I started this as a comment in
barkley's journal but it got a bit wordy so...
If I were reading Supernatural the series -- each season being a novel 22 chapters long -- I'm not 100% positive that I'd pick up the next book unless I knew, 100%, no chance of change, that the next book would be the last book. Without an ending, structure just waves in the wind and eventually I wind up shouting, "What's your freakin' point!?" and quit reading.

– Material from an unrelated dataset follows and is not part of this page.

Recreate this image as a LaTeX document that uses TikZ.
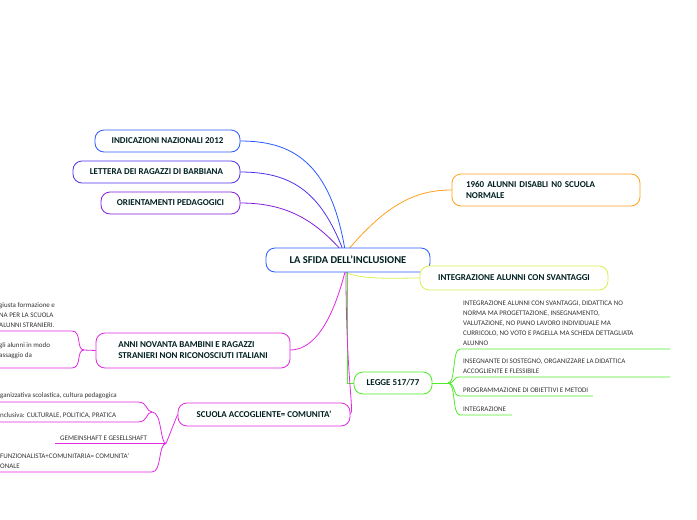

I think the fact that the CW renewed SPN so early this year took the punch from the end of this, and, in point of fact turned it into the most non-ending, let's do set up for next year ever. (Yeah, we ended the apocalyspe but the apocalyspe wasn't the story -- everyone, even TPTB knows it was only the vector for the story of Sam and Dean.) By showing Sam under the light, we were as much as told that the emotional payoff was coming next season, y'all tune in.
And that's a cheap shot.
Plus, it's not very smart. We didn't get BAM, cry, take a breath, move forward.
We got: "Wha...?"
Instead of leaving the possiblities open, they've told us that next season is going to be either an emotional minefield or really badly written. And neither are huge selling points for me. I'm about at the stage where I'm only willing to pick my way through that minefield and endure the bad writing if I know there's a payoff. If I know the boys can finally lay their weary heads down and rest.
I need to know that at the end of next season, I can prop a pillow against the headboard and smoke that metaphorical cigarette because, if not, I'm not sure it's going to be worth climbing back into the bed for another pounding.